Releases and Waivers
The court examined TCM's claim that Dyer's signed releases barred her from pursuing her breach of contract claims. It recognized that a release is a contractual agreement that must meet the same requirements as any other contract to be enforceable. The court noted that there was a factual dispute regarding whether the releases signed by Dyer applied to all amounts owed or only to specific payments made at the time of signing. Dyer contended that she did not understand the releases to mean that all owed amounts were satisfied, particularly since payments were often less than the total owed. The evidence indicated that the releases referenced specific contracts or amounts, leading to ambiguity about their scope. Given these conflicting accounts, the trial court ruled in favor of Dyer, determining that a meeting of the minds had not been reached regarding the releases. This factual finding was upheld by the appellate court, reinforcing Dyer's right to pursue her claims.
Attorney's Fees
In the final aspect of TCM's appeal, the court addressed Dyer's entitlement to attorney's fees.

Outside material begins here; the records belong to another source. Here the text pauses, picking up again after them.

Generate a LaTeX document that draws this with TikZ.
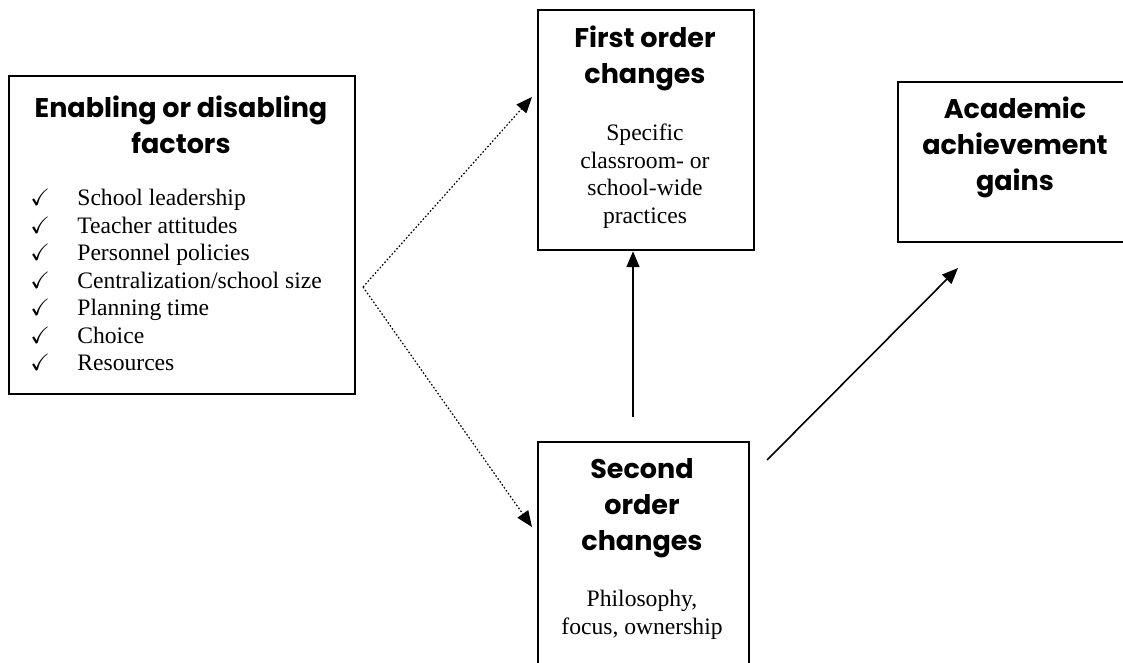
\documentclass[tikz,border=0pt]{standalone}
\usepackage{fontspec}
\usepackage{amssymb}
\setmainfont{Liberation Serif}
\newfontfamily\headfont{Poppins}
\usetikzlibrary{arrows.meta}

\begin{document}
\begin{tikzpicture}[x=0.5pt,y=-0.5pt]
        \tikzset{box/.style={draw,line width=1.1pt,anchor=north west,inner sep=0pt},
            head/.style={align=center,inner sep=0pt,
                font=\headfont\bfseries\fontsize{13.5}{18}\selectfont},
            body/.style={align=center,inner sep=0pt,
                font=\fontsize{11.8}{13.75}\selectfont},
            link/.style={line width=0.8pt,-{Triangle[length=8pt,width=6.5pt]}},
            hint/.style={link,densely dotted,line width=0.6pt}}
        \useasboundingbox (0,0) rectangle (1123,663);
        \node[box,minimum width=173pt,minimum height=159pt] (factors) at (8,75) {};
        \node[box,minimum width=108pt,minimum height=120pt] (first) at (537,9) {};
        \node[box,minimum width=105.5pt,minimum height=130pt] (second) at (537,441) {};
        \node[box,minimum width=118pt,minimum height=80pt] (gains) at (897,81) {};
        \node[head] (factorshead) at (181,125) {Enabling or disabling\\factors};
        \node[anchor=west,inner sep=0pt,font=\fontsize{11.8}{13.75}\selectfont] (factorlist) at (30,282.5) {%
            \begin{tabular}{@{}p{23.5pt}@{}l@{}}
                \checkmark & School leadership\\
                \checkmark & Teacher attitudes\\
                \checkmark & Personnel policies\\
                \checkmark & Centralization/school size\\
                \checkmark & Planning time\\
                \checkmark & Choice\\
                \checkmark & Resources
            \end{tabular}};
        \node[head] (firsthead) at (645,58) {First order\\changes};
        \node[body] (firstbody) at (645,176) {Specific\\classroom- or\\school-wide\\practices};
        \node[head] (secondhead) at (642,508) {Second\\order\\changes};
        \node[body] (secondbody) at (642,615) {Philosophy,\\focus, ownership};
        \node[head] (gainshead) at (1015,147.5) {Academic\\achievement\\gains};
        \coordinate (fork) at (363,287);
        \coordinate (firsttip) at (532,97);
        \coordinate (secondtip) at (532,527);
        \draw[hint] (fork) -- (firsttip);
        \draw[hint] (fork) -- (secondtip);
        \coordinate (rise) at (633,417);
        \draw[link] (rise) -- (rise |- first.south);
        \coordinate (climb) at (767,460);
        \coordinate (gainstip) at (958,268);
        \draw[link] (climb) -- (gainstip);
    \end{tikzpicture}
\end{document}
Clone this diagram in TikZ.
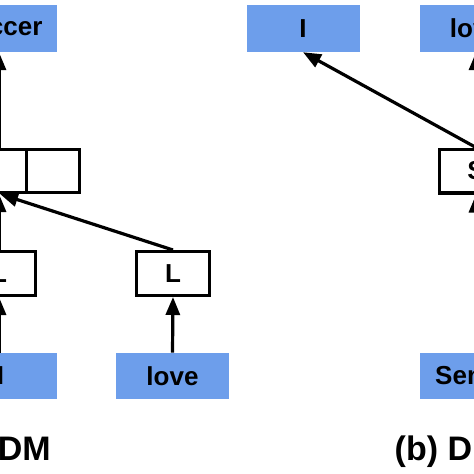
\documentclass[tikz,border=0pt]{standalone}
\usepackage{fontspec}
\setmainfont{Liberation Sans}
\usetikzlibrary{arrows.meta}
\definecolor{boxblue}{RGB}{109,158,235}
\begin{document}
\begin{tikzpicture}[x=1pt,y=-1pt,
  word/.style={fill=boxblue, minimum width=113pt, minimum height=47pt, inner sep=0pt,
    font=\fontsize{26}{26}\selectfont\bfseries},
  lbox/.style={draw, line width=3.3pt, minimum width=72.7pt, minimum height=43.7pt, inner sep=0pt,
    font=\fontsize{26}{26}\selectfont\bfseries},
  cell/.style={draw, line width=3.3pt, minimum width=53pt, minimum height=42.7pt, inner sep=0pt},
  arr/.style={line width=3.2pt, -{Triangle[length=18pt,width=14pt]}},
  captxt/.style={inner sep=0pt, font=\fontsize{34}{34}\selectfont\bfseries}]
\useasboundingbox (0,0) rectangle (474,474);
\clip (0,0) rectangle (474,474);
% (a)
\node[word] (soccer) at (0.5,28.5) {soccer};
\node[cell] (c1) at (-53,171) {};
\node[cell] (c2) at (0,171) {};
\node[cell] (c3) at (53,171) {};
\node[lbox] (l1) at (-1,273.5) {L};
\node[lbox] (l2) at (173,273.5) {L};
\node[word, minimum height=46.5pt] (w1) at (0.5,376) {I};
\node[word, minimum height=46.5pt] (w2) at (172.5,376) {love};
\draw[arr] (w1.north -| -1,0) -- (l1.south);
\draw[arr] (w2.north) -- (l2.south);
\draw[arr] (l1.north) -- (c2.south -| -1,0);
\draw[arr] (l2.north) -- (c2.south);
\draw[arr] (c2.north -| -1,0) -- (soccer.south -| -1,0);
\node[captxt, anchor=base east] (capa) at (51,460) {DM};
% (b)
\node[word] (i2) at (303,28.5) {I};
\node[word] (love2) at (476,28.5) {love};
\node[lbox] (s) at (476,171) {S};
\node[word, minimum height=46.5pt] (sen) at (476,376) {};
\node[anchor=west, inner sep=0pt, font=\fontsize{26}{26}\selectfont\bfseries] (sentxt) at (435,376) {Sen};
\draw[arr] (sen.north) -- (s.south);
\draw[arr] (s.north) -- (love2.south);
\draw[arr] (s.north) -- (i2.south);
\node[captxt, anchor=base west] (capb) at (394.5,460) {(b) D};
\end{tikzpicture}
\end{document}
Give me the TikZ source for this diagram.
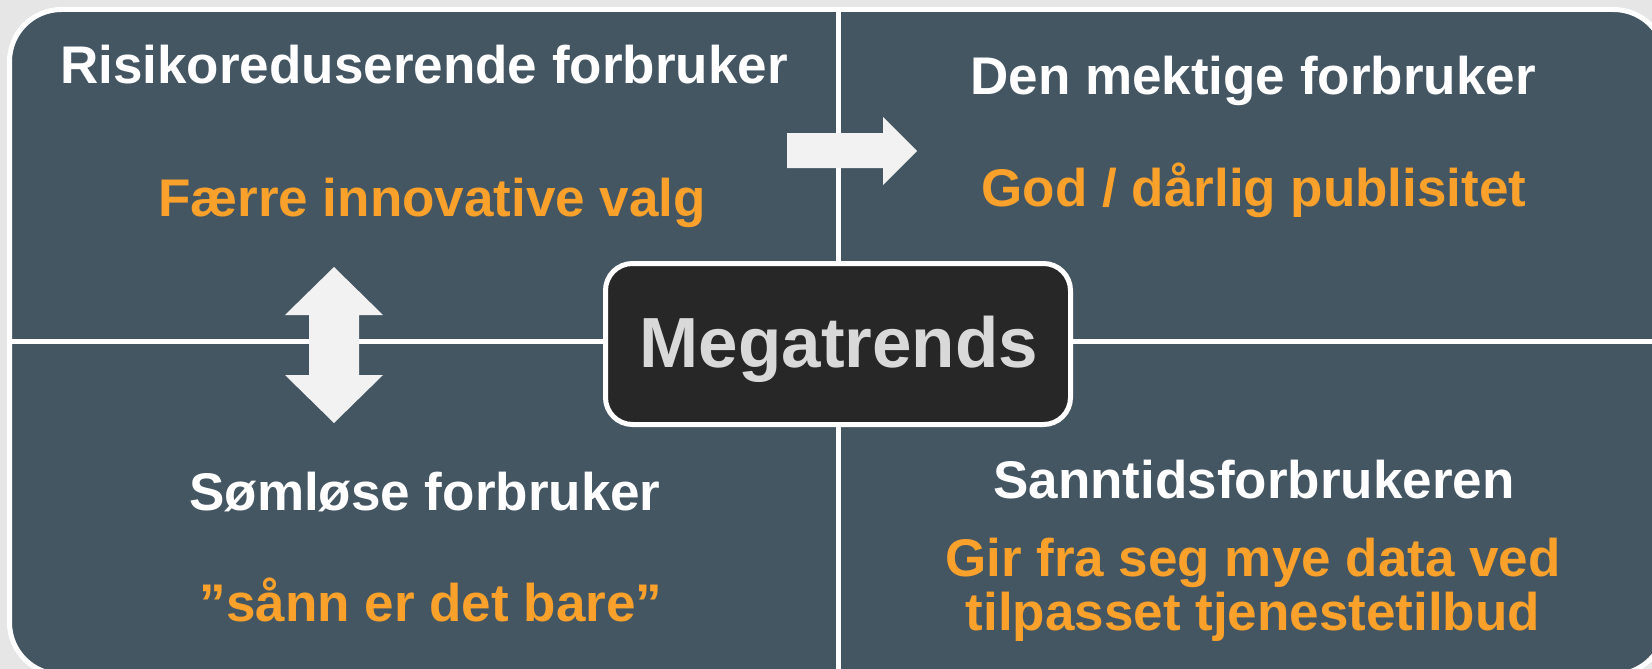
\documentclass[tikz,border=0pt]{standalone}
\usepackage{fontspec}
\setmainfont{Liberation Sans}
\definecolor{bggray}{HTML}{E6E6E6}
\definecolor{slate}{HTML}{455663}
\definecolor{orangetxt}{HTML}{F9A12B}
\definecolor{boxdark}{HTML}{272727}
\definecolor{megagray}{HTML}{D9D9D9}
\definecolor{arrowfill}{HTML}{F2F2F2}
\tikzset{
  title/.style={text=white, inner sep=0pt, anchor=base, font=\fontsize{53}{56}\selectfont\bfseries},
  sub/.style={text=orangetxt, inner sep=0pt, anchor=base, align=center, font=\fontsize{53}{54}\selectfont\bfseries},
  divider/.style={white, line width=5pt},
  blockarrow/.style={fill=arrowfill, draw=none},
}
\begin{document}
\begin{tikzpicture}[x=1pt,y=-1pt]
\clip (0,0) rectangle (1652,669);
\fill[bggray] (0,0) rectangle (1652,669);
% frame
\draw[white, line width=5pt, fill=slate, rounded corners=52pt] (9.5,9.5) rectangle (1665.5,674.5);
% dividers
\coordinate (vt) at (838,12);
\coordinate (vb) at (838,672);
\coordinate (hl) at (12,341);
\coordinate (hr) at (1663,341);
\draw[divider] (vt) -- (vb);
\draw[divider] (hl) -- (hr);
% arrows
\fill[blockarrow] (787,133) -- (883,133) -- (883,117) -- (917,151) -- (883,185) -- (883,168) -- (787,168) -- cycle;
\fill[blockarrow] (334,267) -- (383,315) -- (359,315) -- (359,375) -- (383,375) -- (334,423) -- (285,375) -- (309,375) -- (309,315) -- (285,315) -- cycle;
% center box
\draw[white, line width=5pt, fill=boxdark, rounded corners=27pt] (605.5,263.5) rectangle (1070.5,424.5);
\node[text=megagray, inner sep=0pt, anchor=base, font=\fontsize{71}{75}\selectfont\bfseries] (mega) at (839,367) {Megatrends};
% texts
\node[title] (t1) at (424,84) {Risikoreduserende forbruker};
\node[sub] (s1) at (432,216) {Færre innovative valg};
\node[title] (t2) at (1253,95) {Den mektige forbruker};
\node[sub] (s2) at (1254,206) {God / dårlig publisitet};
\node[title] (t3) at (425,510) {Sømløse forbruker};
\node[sub] (s3) at (431,621) {”sånn er det bare”};
\node[title] (t4) at (1254,498) {Sanntidsforbrukeren};
\node[sub] (s4a) at (1253,576) {Gir fra seg mye data ved};
\node[sub] (s4b) at (1253,630) {tilpasset tjenestetilbud};
\end{tikzpicture}
\end{document}
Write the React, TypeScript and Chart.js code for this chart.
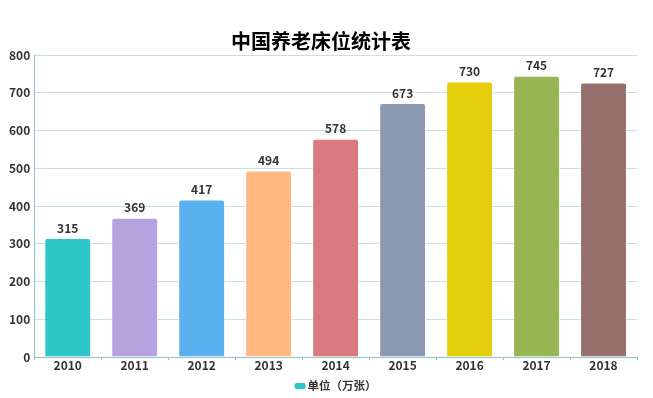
import React, { useEffect, useRef } from "react";
import { Chart, registerables } from "chart.js";

Chart.register(...registerables);

const categories = ["2010", "2011", "2012", "2013", "2014", "2015", "2016", "2017", "2018"];
const values = [315, 369, 417, 494, 578, 673, 730, 745, 727];
const barColors = ["#2ec7c9", "#b6a2de", "#5ab1ef", "#ffb980", "#d87a80", "#8d98b3", "#e5cf0d", "#97b552", "#95706d"];
const yTicks = [0, 100, 200, 300, 400, 500, 600, 700, 800];
const titleText = "中国养老床位统计表";
const seriesName = "单位（万张）";

const FONT = "'Noto Sans CJK SC', 'Noto Sans', sans-serif";

const valueLabels = {
  id: "valueLabels",
  afterDatasetsDraw(chart: any) {
    const ctx = chart.ctx;
    const meta = chart.getDatasetMeta(0);
    ctx.save();
    ctx.font = `bold 12px ${FONT}`;
    ctx.fillStyle = "#333";
    ctx.textAlign = "center";
    ctx.textBaseline = "bottom";
    meta.data.forEach((el: any, i: number) => {
      ctx.fillText(String(values[i]), el.x, el.y - 4);
    });
    ctx.restore();
  },
};

const bottomLegend = {
  id: "bottomLegend",
  afterDraw(chart: any) {
    const ctx = chart.ctx;
    ctx.save();
    ctx.font = `bold 11.5px ${FONT}`;
    const textW = ctx.measureText(seriesName).width;
    const boxW = 11;
    const gap = 2;
    const total = boxW + gap + textW;
    const cx = (chart.chartArea.left + chart.chartArea.right) / 2;
    const x0 = cx - total / 2;
    const cy = 386;
    ctx.fillStyle = barColors[0];
    ctx.beginPath();
    (ctx as any).roundRect(x0, cy - 3, boxW, 6, 2);
    ctx.fill();
    ctx.fillStyle = "#333";
    ctx.textAlign = "left";
    ctx.textBaseline = "middle";
    ctx.fillText(seriesName, x0 + boxW + gap, cy);
    ctx.restore();
  },
};

export default function App() {
  const ref = useRef<HTMLCanvasElement | null>(null);
  useEffect(() => {
    document.body.style.margin = "0";
    const chart = new Chart(ref.current as HTMLCanvasElement, {
      type: "bar",
      data: {
        labels: categories,
        datasets: [
          {
            label: seriesName,
            data: values,
            backgroundColor: barColors,
            borderColor: "rgba(255,255,255,0.6)",
            borderWidth: 1,
            borderRadius: { topLeft: 3, topRight: 3, bottomLeft: 0, bottomRight: 0 },
            borderSkipped: "bottom",
            categoryPercentage: 0.7,
            barPercentage: 1,
          },
        ],
      },
      options: {
        animation: false,
        responsive: false,
        layout: { padding: { left: 5, right: 16, top: 0, bottom: 27.6 } },
        plugins: {
          title: {
            display: true,
            text: titleText,
            color: "#000",
            font: { family: FONT, size: 20, weight: "bold" },
            padding: { top: 29, bottom: 2 },
          },
          legend: { display: false },
          tooltip: { enabled: false },
        },
        scales: {
          x: {
            grid: {
              drawOnChartArea: false,
              drawTicks: true,
              tickLength: 3,
              color: "#8fc3c8",
            },
            border: { color: "#8fc3c8", width: 1 },
            ticks: {
              color: "#333",
              padding: -2,
              font: { family: FONT, size: 12, weight: "bold" },
            },
          },
          y: {
            min: 0,
            max: 800,
            afterBuildTicks: (axis: any) => {
              axis.ticks = yTicks.map((v) => ({ value: v }));
            },
            grid: { color: "#c9e0e3", drawTicks: false },
            border: { color: "#8fc3c8", width: 1 },
            ticks: {
              color: "#333",
              padding: 4,
              font: { family: FONT, size: 12, weight: "bold" },
            },
          },
        },
      },
      plugins: [valueLabels, bottomLegend],
    } as any);
    return () => chart.destroy();
  }, []);
  return (
    <div style={{ width: 653, height: 398 }}>
      <canvas ref={ref} width={653} height={398} />
    </div>
  );
}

TCM argued that Dyer had not adequately pleaded for attorney's fees under the relevant statute. The court concluded that a general request for attorney's fees in Dyer's pleadings, accompanied by supporting facts, was sufficient to allow for recovery. It emphasized that Dyer did not need to specifically cite the applicable statute in her pleading, as long as the facts supported her claim. Furthermore, the court noted that Dyer's submission of invoices and testimony regarding TCM's failure to pay was adequate to demonstrate compliance with statutory requirements for presentment of her claim. As a result, the court affirmed the trial court's award of attorney's fees to Dyer, reinforcing her entitlement under the statute.